David, VE3KCL, used a special U3 firmware version of one of the kits available from QRP Labs and an Arduino Nano board driven by a QRP Labs Si5351A Synthesizer board. Special WSPR codes were used for vehicle telemetry which sent Callsign, Power, Locator, Altitude, Temperature, Battery, Groundspeed, GPS Status and Satellites Found. A 30m HF data download link was used with the help of a full-sized dipole hung between the system's two support balloons as well as a CW identifier on several other bands.
Hans describes the system used:
David VE3KCL launched his third balloon flight S-3 on 28-Jul-2015 at about 11:40Z. Like the former S-2 flight, this one also uses a special U3 firmware version on an Arduino Nano board, with QRP Labs Si5351A Synthesiser.

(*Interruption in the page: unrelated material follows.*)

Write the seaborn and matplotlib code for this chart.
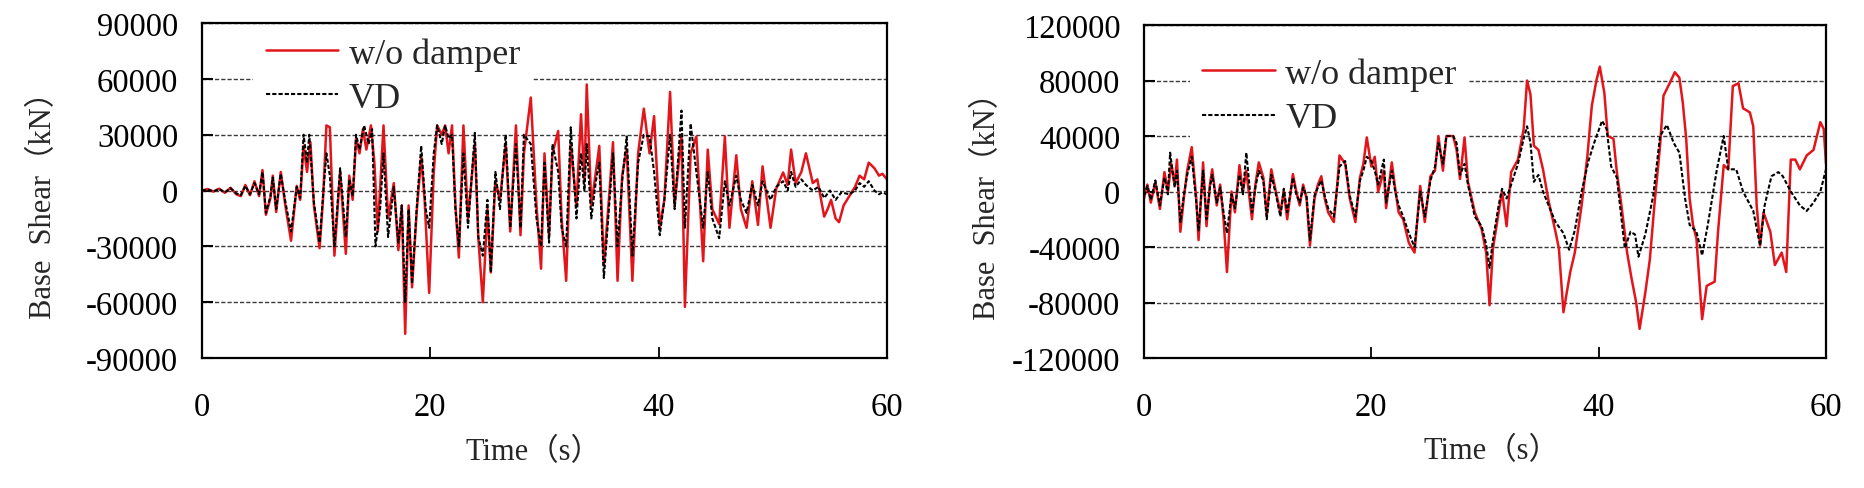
import matplotlib
matplotlib.use("Agg")
import matplotlib.pyplot as plt
import seaborn as sns
import pandas as pd

# time (s), base shear (kN) turning points
left_nodamper = [
    (0.0, 0), (0.5, 800), (1.0, -600), (1.5, 1000), (2.0, -1200), (2.5, 1500), (3.0, -2000),
    (3.4, -3000), (3.8, 3000), (4.2, -2500), (4.6, 5000), (5.0, -3000), (5.3, 11000), (5.6, -13000),
    (6.0, -4000), (6.2, 8000), (6.5, -11500), (6.9, 10000), (7.3, -8000), (7.8, -27000), (8.3, 2500),
    (8.6, -5000), (8.9, 24000), (9.2, 10000), (9.5, 26000), (9.8, -8000), (10.3, -31000), (10.6, -5000),
    (10.9, 35000), (11.2, 34000), (11.6, -35000), (12.1, 10000), (12.6, -34000), (12.9, 8000),
    (13.2, -5000), (13.5, 28000), (13.8, 20000), (14.1, 33000), (14.4, 22000), (14.8, 35000),
    (15.1, 15000), (15.4, -22000), (15.9, 35000), (16.3, -15000), (16.8, 4000), (17.2, -32000),
    (17.5, -8000), (17.8, -77000), (18.1, -8000), (18.4, -52000), (18.8, -12000), (19.2, 18000),
    (19.5, -5000), (19.9, -55000), (20.3, 10000), (20.6, 35000), (21.0, 30000), (21.3, 35000),
    (21.6, 20000), (21.9, 35000), (22.2, -8000), (22.5, -36000), (22.9, 35000), (23.3, -15000),
    (23.9, 25000), (24.2, -25000), (24.6, -60000), (25.0, -10000), (25.3, -44000), (25.7, 5000),
    (26.1, -5000), (26.6, 25000), (27.0, -22000), (27.5, 35000), (27.9, -24000), (28.2, 20000),
    (28.8, 50000), (29.3, -8000), (29.7, -42000), (30.0, 20000), (30.4, -24000), (30.7, 20000),
    (31.2, 32000), (31.5, -15000), (31.9, -48500), (32.3, 25000), (32.8, -8000), (33.2, 41000),
    (33.5, 5000), (33.7, 57000), (34.1, -8000), (34.5, 10000), (34.8, 24000), (35.2, -40000),
    (35.7, 0), (36.0, 26000), (36.4, -48500), (36.8, 8000), (37.2, 22000), (37.7, -48500),
    (38.2, 20000), (38.7, 44000), (39.2, 20000), (39.6, 40000), (40.1, -20000), (40.5, -5000),
    (41.0, 53000), (41.4, -8000), (42.0, 30000), (42.3, -62500), (42.8, 20000), (43.3, 29000),
    (43.9, -38000), (44.3, 22000), (44.7, -10000), (45.3, -18000), (45.8, 29000), (46.2, -20000),
    (46.8, 19000), (47.2, -10000), (47.7, -20000), (48.2, 5000), (48.7, -18500), (49.1, 13000),
    (49.8, -20000), (50.3, 1000), (50.9, 9700), (51.3, 3000), (51.6, 22000), (52.0, 4000),
    (52.5, 10000), (52.9, 20000), (53.5, 4000), (53.9, 6000), (54.5, -14000), (54.8, -10000),
    (55.1, -5000), (55.5, -15000), (55.8, -17000), (56.2, -8000), (56.7, -3000), (57.2, 2000),
    (57.6, 8000), (58.0, 6000), (58.4, 15000), (58.9, 12000), (59.3, 8000), (59.6, 9000), (60.0, 6000),
]
left_vd = [
    (0.0, 0), (0.5, 600), (1.0, -500), (1.5, 800), (2.0, -1000), (2.5, 1200), (3.0, -1500),
    (3.4, -2500), (3.8, 2500), (4.2, -2000), (4.6, 4000), (5.0, -2000), (5.3, 10000), (5.6, -12000),
    (6.0, -3000), (6.2, 7000), (6.5, -10000), (6.9, 9000), (7.3, -6000), (7.8, -22000), (8.3, 2000),
    (8.6, -4000), (8.9, 30000), (9.2, 15000), (9.4, 30000), (9.8, -6000), (10.3, -28000), (10.6, -3000),
    (10.9, 20000), (11.2, 8000), (11.6, -30000), (12.1, 12000), (12.6, -25000), (12.9, 6000),
    (13.2, -3000), (13.5, 30000), (13.8, 22000), (14.2, 35000), (14.6, 25000), (14.9, 33000),
    (15.2, -30000), (15.6, -10000), (15.9, 20000), (16.3, -25000), (16.8, 2000), (17.2, -28000),
    (17.5, -8000), (17.8, -60000), (18.1, -10000), (18.4, -50000), (18.8, -10000), (19.2, 24000),
    (19.6, -10000), (19.9, -20000), (20.3, 20000), (20.6, 35000), (21.0, 25000), (21.3, 35000),
    (21.6, 28000), (21.9, 30000), (22.2, -10000), (22.5, -30000), (22.9, 20000), (23.3, -20000),
    (23.9, 31000), (24.2, -25000), (24.6, -35000), (25.0, -5000), (25.3, -44000), (25.7, 10000),
    (26.1, -10000), (26.6, 30000), (27.0, -20000), (27.5, 25000), (27.9, -20000), (28.2, 30000),
    (28.8, 25000), (29.3, -15000), (29.7, -30000), (30.0, 15000), (30.4, -28000), (30.7, 25000),
    (31.2, 10000), (31.5, -20000), (31.9, -30000), (32.3, 34000), (32.8, -15000), (33.2, 20000),
    (33.5, 0), (33.7, 25000), (34.1, -15000), (34.5, 5000), (34.8, 15000), (35.2, -47000),
    (35.7, -5000), (36.0, 20000), (36.4, -30000), (36.8, 5000), (37.2, 29000), (37.7, -35000),
    (38.2, 15000), (38.7, 30000), (39.2, 29000), (39.6, 10000), (40.1, -24000), (40.5, -5000),
    (41.0, 30000), (41.4, -10000), (42.0, 43000), (42.3, -20000), (42.8, 36000), (43.3, 10000),
    (43.9, -20000), (44.3, 10000), (44.7, -15000), (45.3, -25600), (45.8, 5000), (46.2, -8000),
    (46.8, 8000), (47.2, -5000), (47.7, -12000), (48.2, 3000), (48.7, -8000), (49.1, 5000),
    (49.8, -5000), (50.3, 2000), (50.9, 5000), (51.3, 0), (51.6, 10000), (52.0, 2000),
    (52.5, 6000), (52.9, 3000), (53.5, 0), (54.0, 2000), (54.5, -4000), (55.0, 0),
    (55.5, -5000), (56.0, -1000), (56.7, -2000), (57.2, 0), (57.6, 4000), (58.0, 2000),
    (58.4, 5000), (58.9, 0), (59.3, -2000), (59.6, -1000), (60.0, -2000),
]
right_nodamper = [
    (0.0, -5000), (0.3, 5000), (0.6, -8000), (1.0, 6600), (1.4, -12600), (1.8, 14000), (2.1, 0),
    (2.4, 20000), (2.7, 5000), (2.9, 23000), (3.2, -29000), (3.5, -5000), (3.8, 15000), (4.2, 32000),
    (4.6, -5000), (4.8, -35000), (5.2, 21000), (5.5, -25000), (5.8, 5000), (6.0, 16000), (6.4, -10000),
    (6.7, 5000), (7.0, -20000), (7.3, -58000), (7.7, 0), (8.0, -15000), (8.4, 19000), (8.7, 0),
    (9.0, 15000), (9.5, -20000), (9.8, 5000), (10.1, 21000), (10.5, 10000), (10.8, -17000),
    (11.2, 16000), (11.6, 0), (12.0, -15000), (12.3, 0), (12.6, -20000), (13.1, 12600), (13.4, 0),
    (13.7, -10000), (14.0, 5000), (14.3, -5000), (14.6, -39000), (15.0, -5000), (15.3, 5000),
    (15.6, 11000), (15.9, -5000), (16.2, -15000), (16.7, -22000), (17.0, 5000), (17.2, 26000),
    (17.7, 20000), (18.1, -5000), (18.6, -22000), (19.0, 10000), (19.3, 20000), (19.6, 39000),
    (20.0, 18000), (20.3, 25000), (20.6, 0), (21.1, 15000), (21.3, -12000), (21.8, 21000),
    (22.1, 2000), (22.4, -15000), (22.8, -20000), (23.3, -37000), (23.8, -44000), (24.3, 4000),
    (24.7, -22000), (25.2, 11000), (25.6, 15000), (25.9, 40000), (26.3, 15000), (26.6, 40000),
    (27.2, 40000), (27.5, 30000), (27.8, 9000), (28.2, 39000), (28.5, 7000), (29.1, -15000),
    (29.7, -27000), (30.1, -44000), (30.4, -82000), (30.7, -41000), (31.2, -15000), (31.5, 0),
    (31.9, -25000), (32.3, 14000), (32.9, 23000), (33.4, 45000), (33.7, 80000), (34.0, 70000),
    (34.3, 33000), (34.7, 30000), (35.1, 16000), (35.6, -7000), (36.2, -29000), (36.5, -41000),
    (36.9, -87000), (37.5, -58000), (37.9, -44000), (38.5, -10000), (39.0, 25000), (39.4, 62000),
    (39.8, 80000), (40.1, 90000), (40.5, 71000), (40.8, 40000), (41.3, 38000), (41.6, 14000),
    (42.0, -10000), (42.5, -44000), (42.9, -63000), (43.3, -80000), (43.6, -99000), (44.1, -73000),
    (44.5, -49000), (44.9, -10000), (45.4, 33000), (45.7, 69000), (46.3, 79000), (46.7, 86000),
    (47.1, 82000), (47.4, 64000), (47.7, 38000), (48.0, -5000), (48.3, -24000), (48.6, -34000),
    (49.1, -92000), (49.5, -68000), (50.2, -65000), (50.5, -29000), (51.0, 19000), (51.4, 16000),
    (51.8, 76000), (52.3, 78000), (52.7, 60000), (53.3, 57000), (53.6, 47000), (53.9, -10000),
    (54.2, -39000), (54.5, -15000), (55.1, -29000), (55.5, -53000), (56.1, -44000), (56.5, -58000),
    (56.9, 23000), (57.3, 23000), (57.7, 16000), (58.3, 26000), (58.9, 30000), (59.5, 50000),
    (59.8, 45000), (60.0, 20000),
]
right_vd = [
    (0.0, -3000), (0.3, 4000), (0.6, -6000), (1.0, 8000), (1.4, -10000), (1.8, 10000), (2.1, -2000),
    (2.3, 28000), (2.7, 3000), (2.9, 15000), (3.2, -22000), (3.5, -3000), (3.8, 12000), (4.2, 25000),
    (4.6, -8000), (4.8, -28000), (5.2, 15000), (5.5, -20000), (5.8, 3000), (6.0, 12000), (6.4, -8000),
    (6.7, 3000), (7.0, -15000), (7.3, -30000), (7.7, -2000), (8.0, -12000), (8.4, 12000), (8.7, -2000),
    (9.0, 28000), (9.5, -15000), (9.8, 3000), (10.1, 15000), (10.5, 8000), (10.8, -20000),
    (11.2, 12000), (11.6, -2000), (12.0, -18000), (12.3, 2000), (12.6, -15000), (13.1, 10000),
    (13.4, -2000), (13.7, -8000), (14.0, 3000), (14.3, -3000), (14.6, -35000), (15.0, -3000),
    (15.3, 3000), (15.6, 8000), (15.9, -3000), (16.2, -12000), (16.7, -18000), (17.0, 3000),
    (17.2, 18000), (17.7, 22000), (18.1, -3000), (18.6, -18000), (19.0, 8000), (19.3, 15000),
    (19.6, 25000), (20.0, 22000), (20.3, 15000), (20.6, 5000), (21.1, 23000), (21.3, -8000),
    (21.8, 15000), (22.1, 0), (22.4, -10000), (22.8, -18000), (23.3, -30000), (23.8, -40000),
    (24.3, 0), (24.7, -18000), (25.2, 8000), (25.6, 18000), (25.9, 35000), (26.3, 20000),
    (26.6, 40000), (27.2, 40000), (27.5, 35000), (27.8, 12000), (28.2, 20000), (28.5, 5000),
    (29.1, -18000), (29.7, -25000), (30.1, -38000), (30.4, -55000), (30.7, -35000), (31.2, -10000),
    (31.5, 2000), (31.9, -5000), (32.3, 5000), (32.9, 20000), (33.4, 38000), (33.7, 47000),
    (34.0, 35000), (34.3, 7000), (34.7, 12000), (35.1, 0), (35.6, -10000), (36.2, -22000),
    (36.9, -30000), (37.4, -42000), (37.9, -28000), (38.5, 0), (39.1, 22000), (39.6, 35000),
    (40.3, 51000), (40.7, 45000), (41.1, 18000), (41.6, 10000), (42.0, -19000), (42.3, -41000),
    (42.8, -29000), (43.2, -31000), (43.5, -47000), (44.1, -31000), (44.8, -3000), (45.4, 40000),
    (46.0, 48000), (46.6, 35000), (47.1, 28000), (47.6, -5000), (48.0, -24000), (48.6, -29000),
    (49.1, -46000), (49.6, -24000), (50.4, 16000), (51.0, 40000), (51.4, 16000), (52.1, 16000),
    (52.7, 0), (53.6, -14000), (54.2, -39000), (54.6, -10000), (55.2, 11000), (55.8, 14000),
    (56.2, 11000), (56.9, 0), (57.7, -10000), (58.3, -14000), (58.9, -8000), (59.5, 0), (60.0, 16000),
]

x_ticks = [0, 20, 40, 60]
left_yticks = [-90000, -60000, -30000, 0, 30000, 60000, 90000]
right_yticks = [-120000, -80000, -40000, 0, 40000, 80000, 120000]
series_names = ["w/o damper", "VD"]

sns.set_theme(style="white")
plt.rcParams['font.family'] = ['Liberation Serif', 'Noto Sans CJK SC']
plt.rcParams['axes.unicode_minus'] = False

fig = plt.figure(figsize=(18.65, 4.89), dpi=100)
ax1 = fig.add_axes([0.1083, 0.2658, 0.3673, 0.685])
ax2 = fig.add_axes([0.6134, 0.2658, 0.3657, 0.681])


def draw(ax, nodamper, vd, yticks, leg_pos, ylab_x, xlab_x):
    d1 = pd.DataFrame(nodamper, columns=["t", "v"])
    d2 = pd.DataFrame(vd, columns=["t", "v"])
    sns.lineplot(data=d1, x="t", y="v", ax=ax, color="#e3151b", lw=1.8,
                 estimator=None, sort=False, label=series_names[0])
    sns.lineplot(data=d2, x="t", y="v", ax=ax, color="black", lw=1.5,
                 linestyle=(0, (2, 1)), estimator=None, sort=False, label=series_names[1])
    ax.set_xlim(0, 60)
    ax.set_ylim(yticks[0], yticks[-1])
    ax.set_xticks(x_ticks)
    ax.set_xticklabels([str(v) for v in x_ticks])
    ax.set_yticks(yticks)
    ax.set_yticklabels([str(v) for v in yticks])
    ax.yaxis.grid(True, linestyle=(0, (3, 1.5)), color="#3a3a3a", lw=1.0)
    ax.xaxis.grid(False)
    for s in ax.spines.values():
        s.set_color("black")
        s.set_linewidth(1.6)
    ax.tick_params(axis="x", direction="in", length=8, width=1.3, pad=24,
                   labelsize=23.5, colors="black", bottom=True)
    ax.tick_params(axis="y", direction="in", length=8, width=1.5, pad=17,
                   labelsize=23.5, colors="black", left=True)
    ax.set_xlabel("Time（s）", fontsize=22)
    ax.set_ylabel("Base  Shear（kN）", fontsize=22)
    ax.xaxis.set_label_coords(xlab_x, -0.235)
    ax.yaxis.set_label_coords(ylab_x, 0.48)
    leg = ax.legend(loc="upper left", bbox_to_anchor=leg_pos, frameon=True,
                    facecolor="white", edgecolor="none", framealpha=1, fancybox=False,
                    fontsize=26, handlelength=2.0, handletextpad=0.3,
                    labelspacing=0.3, borderpad=0.35, borderaxespad=0)
    leg.set_zorder(1.5)


draw(ax1, left_nodamper, left_vd, left_yticks, (0.075, 0.995), -0.21, 0.484)
draw(ax2, right_nodamper, right_vd, right_yticks, (0.067, 0.94), -0.208, 0.51)

fig.savefig("out.png", dpi=100)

Two foil "party" balloons were used, filled with hydrogen. The earlier balloons S-1 and S-2 apparently suffered burst failure before reaching float altitude due to polluted gas mix - there was a lot of propane mixed in with the hydrogen. This flight S-3 successfully climbed to almost 8,000m so this problem is now solved.
The transmission schedule includes CW on several different bands (for the reverse CW network), 30m JT9 and a special WSPR message on 30m. The special WSPR message types encodes two additional WSPR messages which contain the additional 5th and 6th character of the locator, altitude, battery voltage, temperature, ground speed, GPS status, and number of GPS satellites (a single bit, 0 means under 8, and 1 means 8 or more). The "special" WSPR transmissions therefore show up in the WSPR database with locators and powers which are not the actual locator and power, but encode the additional data. The conversion back to actual flight data is done later in an Excel spreadsheet. This is very experimental at the moment.
|courtesy: VE3KCL, GØUPL and https://www.google.ca/
|courtesy: VE3KCL and http://www.qrp-labs.com/
More information and pictures of VE3KCL's adventures can be viewed on the QRP Labs website. For those who are software-savvy, it looks like a simple system could be put together with some of the available kits.
On another note, it does appear that Andy's amazing Pico-Sat balloon did indeed go down, south of Madagascar, after almost completing its 3rd circumnavigation of the globe.